Jul 9, 2023

Murray Rothbard on order vs. chaos

Another critical dispute between traditionalists and libertarians is over the role and the nature of order.  To the traditionalist, order is the overriding consideration, and order can only be achieved by a massive imposition of state coercion.  To the traditionalist, liberty is arrant chaos and disorder, and the libertarian is someone who wishes to sacrifice order on the altar of liberty.  The libertarian, on the contrary, has a diametrically opposed view.  To him, the only genuine order among men proceeds out of free and voluntary interaction: a lasting order that emerges out of liberty rather than by suppressing it.  With Proudhon [considered by many to be the "father of anarchism"], the libertarian hails Liberty as the "Mother, not the Daughter of Order."  In this way, the libertarian sees the harmonious interaction of free people as akin to the harmonious interaction of natural entities that is summed up as "natural law."

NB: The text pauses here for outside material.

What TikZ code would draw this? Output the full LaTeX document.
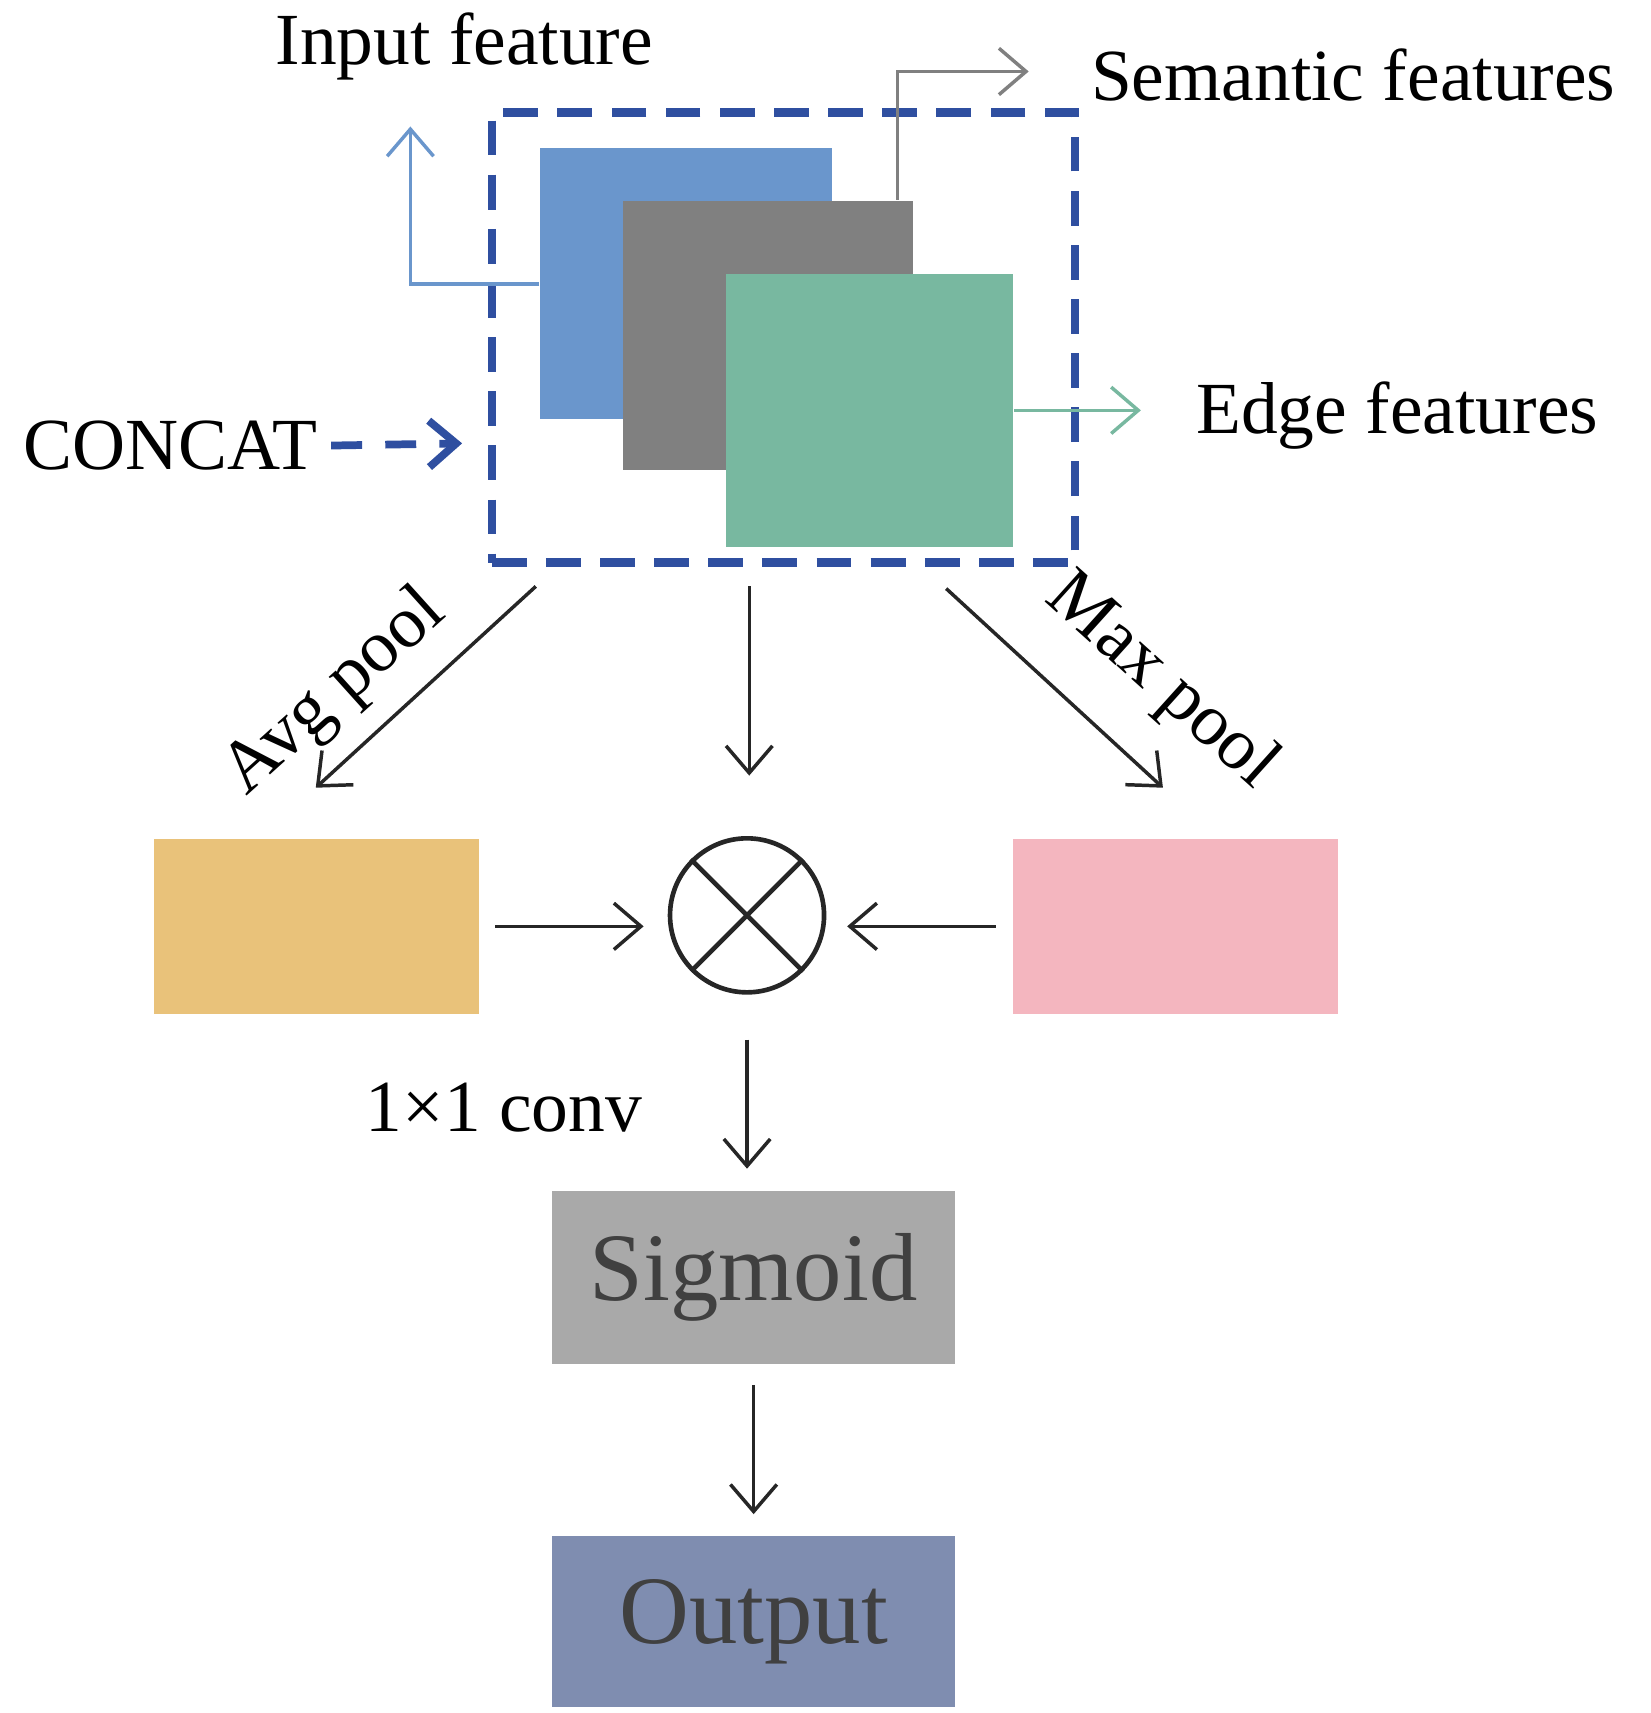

State coercion, on the other hand, is viewed by the libertarian as a pseudo-order which actually results in disorder and chaos.  State-imposed order is "artificial" and destructive of the harmony provided by following the natural order.  Economic science has long shown that individuals, pursuing their own interests in the marketplace, will benefit everyone.  The free market has been shown to be the only genuine economic order, while state coercion hampering that market only subverts genuine order and causes dislocation, general impoverishment and, eventually, economic chaos.  Moreover, one of our most distinguished free-market economists, F.A. Hayek, has extended the concept of what he has trenchantly termed "spontaneous order" to include many other activities than the economic sphere.  Hayek has pointed out that the evolution of human language itself was not imposed by coercion from above but emerged from the free and voluntary interaction of individual persons.  To use a phrase of Hayek's language, the origin of money, and the market itself were products or byproducts of human action, not human design.